● **Work to be completed**:
Pull out exactly the lines from the line containing "Output the Python" to the line containing "import plotly.graph_objects as go", both lines included, with pictures removed from the copy.

# # # # # # #

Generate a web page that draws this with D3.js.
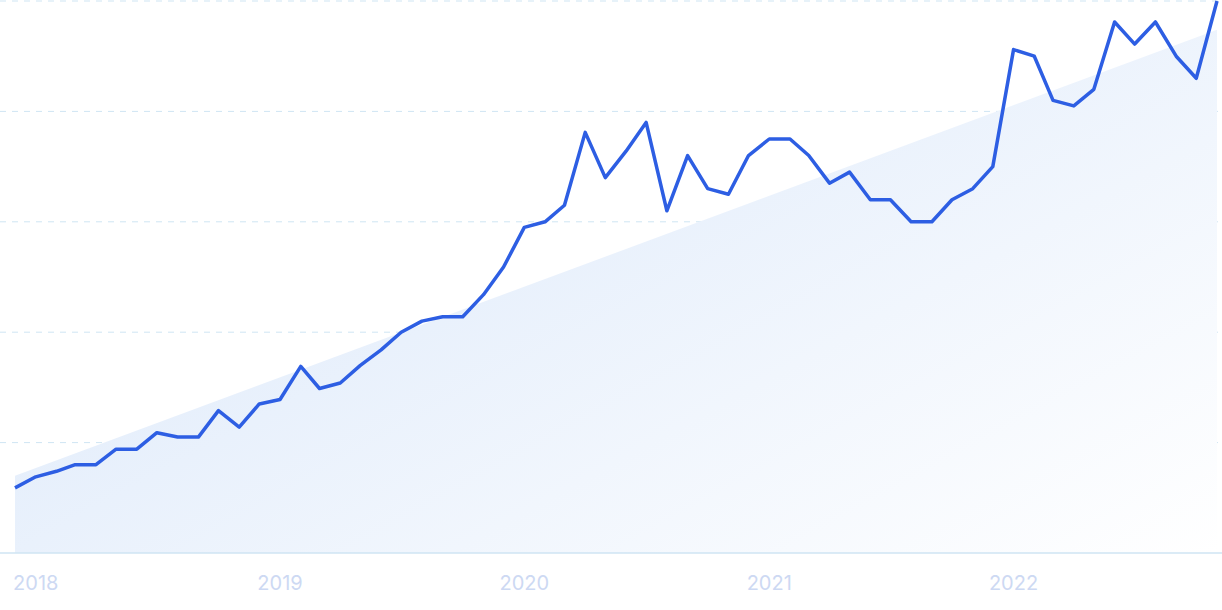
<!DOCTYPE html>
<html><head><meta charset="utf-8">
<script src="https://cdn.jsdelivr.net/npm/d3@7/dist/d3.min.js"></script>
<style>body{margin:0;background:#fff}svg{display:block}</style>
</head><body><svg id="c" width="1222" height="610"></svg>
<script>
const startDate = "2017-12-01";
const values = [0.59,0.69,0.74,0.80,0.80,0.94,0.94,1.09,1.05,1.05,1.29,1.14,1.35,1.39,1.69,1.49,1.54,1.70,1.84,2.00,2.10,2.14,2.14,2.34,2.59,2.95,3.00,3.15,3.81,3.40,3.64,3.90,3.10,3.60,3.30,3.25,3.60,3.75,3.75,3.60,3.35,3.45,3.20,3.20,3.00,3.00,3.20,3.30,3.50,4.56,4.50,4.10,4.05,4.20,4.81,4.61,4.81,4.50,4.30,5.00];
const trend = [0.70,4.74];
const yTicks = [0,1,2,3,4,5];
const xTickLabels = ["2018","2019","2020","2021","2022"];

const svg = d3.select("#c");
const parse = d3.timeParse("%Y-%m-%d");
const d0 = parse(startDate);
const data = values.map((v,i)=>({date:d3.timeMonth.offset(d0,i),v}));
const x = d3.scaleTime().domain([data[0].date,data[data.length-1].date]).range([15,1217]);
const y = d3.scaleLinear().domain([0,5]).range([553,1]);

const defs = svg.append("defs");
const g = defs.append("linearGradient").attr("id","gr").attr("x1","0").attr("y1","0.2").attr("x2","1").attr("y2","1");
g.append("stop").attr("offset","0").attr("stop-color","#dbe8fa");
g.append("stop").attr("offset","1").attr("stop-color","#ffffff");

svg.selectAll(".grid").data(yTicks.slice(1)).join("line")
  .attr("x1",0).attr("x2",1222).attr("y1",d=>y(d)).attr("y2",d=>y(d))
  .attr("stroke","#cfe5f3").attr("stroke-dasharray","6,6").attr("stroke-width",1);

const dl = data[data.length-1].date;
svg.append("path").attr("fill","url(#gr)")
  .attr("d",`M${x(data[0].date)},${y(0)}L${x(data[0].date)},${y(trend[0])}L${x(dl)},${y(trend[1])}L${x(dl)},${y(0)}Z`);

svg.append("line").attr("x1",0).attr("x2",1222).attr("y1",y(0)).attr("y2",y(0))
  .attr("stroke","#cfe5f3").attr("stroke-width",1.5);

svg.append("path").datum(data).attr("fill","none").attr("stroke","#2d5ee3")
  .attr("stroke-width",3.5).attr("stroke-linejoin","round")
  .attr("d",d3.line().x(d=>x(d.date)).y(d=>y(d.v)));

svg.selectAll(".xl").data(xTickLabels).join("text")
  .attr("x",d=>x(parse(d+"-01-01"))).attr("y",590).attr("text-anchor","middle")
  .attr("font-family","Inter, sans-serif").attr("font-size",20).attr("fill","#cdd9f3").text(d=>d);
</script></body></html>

# # # # # # #

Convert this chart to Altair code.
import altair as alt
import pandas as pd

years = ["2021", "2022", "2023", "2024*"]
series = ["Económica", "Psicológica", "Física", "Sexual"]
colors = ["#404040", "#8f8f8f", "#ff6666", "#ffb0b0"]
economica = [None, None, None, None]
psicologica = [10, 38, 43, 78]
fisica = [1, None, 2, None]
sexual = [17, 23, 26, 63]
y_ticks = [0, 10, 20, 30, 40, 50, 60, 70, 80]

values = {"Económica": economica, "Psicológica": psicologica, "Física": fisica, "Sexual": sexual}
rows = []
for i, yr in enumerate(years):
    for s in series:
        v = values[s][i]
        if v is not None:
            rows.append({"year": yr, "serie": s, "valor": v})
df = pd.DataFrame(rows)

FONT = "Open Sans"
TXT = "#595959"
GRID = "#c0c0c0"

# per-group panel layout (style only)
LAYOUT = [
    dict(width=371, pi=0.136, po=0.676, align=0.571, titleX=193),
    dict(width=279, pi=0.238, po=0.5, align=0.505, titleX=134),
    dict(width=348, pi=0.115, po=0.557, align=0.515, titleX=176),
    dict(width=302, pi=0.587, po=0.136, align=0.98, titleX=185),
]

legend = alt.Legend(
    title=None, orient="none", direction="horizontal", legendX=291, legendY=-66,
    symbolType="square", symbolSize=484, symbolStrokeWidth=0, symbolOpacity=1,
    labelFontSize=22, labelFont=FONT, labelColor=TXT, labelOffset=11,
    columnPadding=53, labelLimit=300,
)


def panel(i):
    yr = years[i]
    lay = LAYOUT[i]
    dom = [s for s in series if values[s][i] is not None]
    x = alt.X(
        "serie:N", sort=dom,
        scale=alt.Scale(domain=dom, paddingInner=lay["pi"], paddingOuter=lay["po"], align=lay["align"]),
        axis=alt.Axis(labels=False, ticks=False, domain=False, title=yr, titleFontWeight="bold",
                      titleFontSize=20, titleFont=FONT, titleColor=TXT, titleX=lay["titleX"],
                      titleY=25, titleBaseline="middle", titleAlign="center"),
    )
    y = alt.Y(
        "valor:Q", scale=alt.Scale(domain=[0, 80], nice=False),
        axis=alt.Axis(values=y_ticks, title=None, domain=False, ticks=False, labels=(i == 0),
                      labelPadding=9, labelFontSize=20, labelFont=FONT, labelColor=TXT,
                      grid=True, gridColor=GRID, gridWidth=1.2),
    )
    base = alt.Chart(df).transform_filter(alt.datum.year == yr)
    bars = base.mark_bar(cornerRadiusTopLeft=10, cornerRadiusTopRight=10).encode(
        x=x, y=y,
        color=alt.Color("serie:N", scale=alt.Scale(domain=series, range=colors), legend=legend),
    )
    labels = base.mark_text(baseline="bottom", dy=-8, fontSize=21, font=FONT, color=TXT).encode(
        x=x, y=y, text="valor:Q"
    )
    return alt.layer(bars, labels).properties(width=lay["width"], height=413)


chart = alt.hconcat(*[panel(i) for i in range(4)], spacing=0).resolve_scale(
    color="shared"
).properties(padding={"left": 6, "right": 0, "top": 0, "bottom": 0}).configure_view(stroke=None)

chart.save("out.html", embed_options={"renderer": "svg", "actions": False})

# # # # # # #

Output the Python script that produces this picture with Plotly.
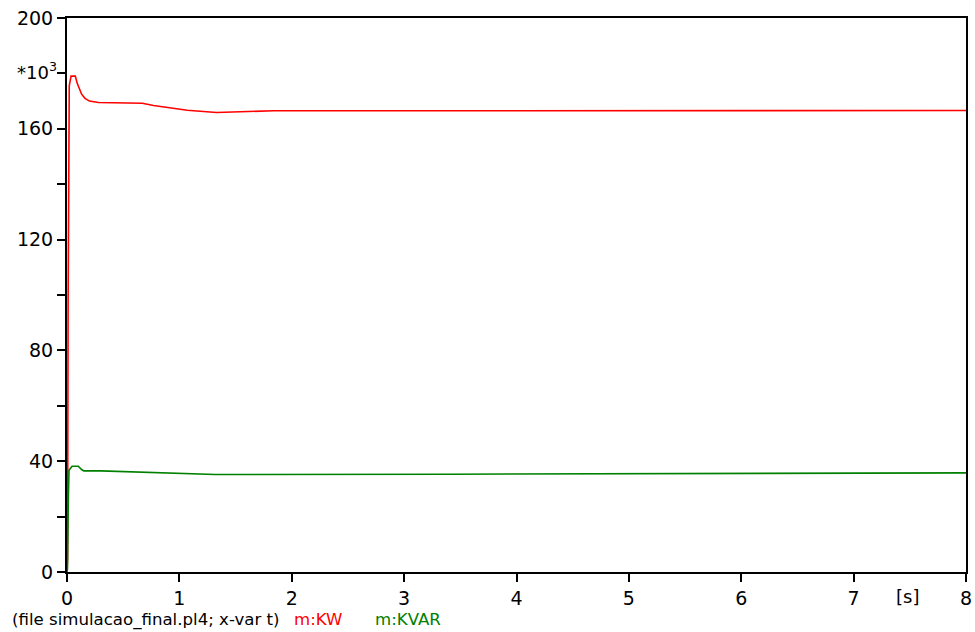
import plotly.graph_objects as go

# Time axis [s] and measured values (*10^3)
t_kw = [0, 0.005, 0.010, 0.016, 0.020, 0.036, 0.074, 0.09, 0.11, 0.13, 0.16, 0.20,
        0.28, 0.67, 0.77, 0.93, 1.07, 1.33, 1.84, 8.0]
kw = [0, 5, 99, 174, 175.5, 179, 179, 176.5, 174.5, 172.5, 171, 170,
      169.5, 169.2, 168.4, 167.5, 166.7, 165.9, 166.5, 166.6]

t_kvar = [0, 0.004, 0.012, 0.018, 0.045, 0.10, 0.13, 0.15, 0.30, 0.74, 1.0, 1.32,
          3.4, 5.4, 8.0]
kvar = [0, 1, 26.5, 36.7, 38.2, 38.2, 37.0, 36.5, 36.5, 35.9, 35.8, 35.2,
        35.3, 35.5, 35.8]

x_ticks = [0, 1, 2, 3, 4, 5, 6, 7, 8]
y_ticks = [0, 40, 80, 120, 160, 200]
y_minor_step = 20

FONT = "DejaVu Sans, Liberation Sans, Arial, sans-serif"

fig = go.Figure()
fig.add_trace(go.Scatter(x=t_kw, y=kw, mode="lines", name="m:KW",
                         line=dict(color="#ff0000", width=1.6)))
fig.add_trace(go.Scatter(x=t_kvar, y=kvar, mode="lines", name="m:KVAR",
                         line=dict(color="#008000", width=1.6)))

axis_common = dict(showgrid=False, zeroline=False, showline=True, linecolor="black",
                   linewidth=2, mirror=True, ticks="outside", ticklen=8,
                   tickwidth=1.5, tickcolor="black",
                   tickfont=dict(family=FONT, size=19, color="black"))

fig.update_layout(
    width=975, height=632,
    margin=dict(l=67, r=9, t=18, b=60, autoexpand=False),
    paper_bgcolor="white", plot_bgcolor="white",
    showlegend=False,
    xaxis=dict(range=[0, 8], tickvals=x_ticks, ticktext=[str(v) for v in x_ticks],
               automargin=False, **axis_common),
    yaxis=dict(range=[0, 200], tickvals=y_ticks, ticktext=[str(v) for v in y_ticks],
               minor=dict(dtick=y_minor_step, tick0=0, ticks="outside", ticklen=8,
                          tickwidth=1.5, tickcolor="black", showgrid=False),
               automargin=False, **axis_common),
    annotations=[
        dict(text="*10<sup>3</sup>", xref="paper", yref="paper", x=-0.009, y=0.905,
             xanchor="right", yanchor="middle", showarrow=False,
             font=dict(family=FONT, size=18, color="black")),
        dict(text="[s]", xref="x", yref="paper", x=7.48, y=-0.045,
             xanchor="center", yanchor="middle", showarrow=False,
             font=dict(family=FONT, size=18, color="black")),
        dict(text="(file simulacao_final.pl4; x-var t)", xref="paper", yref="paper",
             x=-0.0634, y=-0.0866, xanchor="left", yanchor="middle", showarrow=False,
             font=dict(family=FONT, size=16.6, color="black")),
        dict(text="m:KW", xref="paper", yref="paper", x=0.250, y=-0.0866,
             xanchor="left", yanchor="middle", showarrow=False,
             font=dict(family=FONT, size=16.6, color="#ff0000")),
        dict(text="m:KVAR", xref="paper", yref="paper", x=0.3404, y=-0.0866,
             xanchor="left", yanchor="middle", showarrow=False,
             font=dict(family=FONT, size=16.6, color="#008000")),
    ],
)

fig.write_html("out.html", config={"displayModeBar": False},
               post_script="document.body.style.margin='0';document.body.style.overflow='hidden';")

# # # # # # #

● **Solution for this exercise**:
Output the Python script that produces this picture with Plotly.
import plotly.graph_objects as go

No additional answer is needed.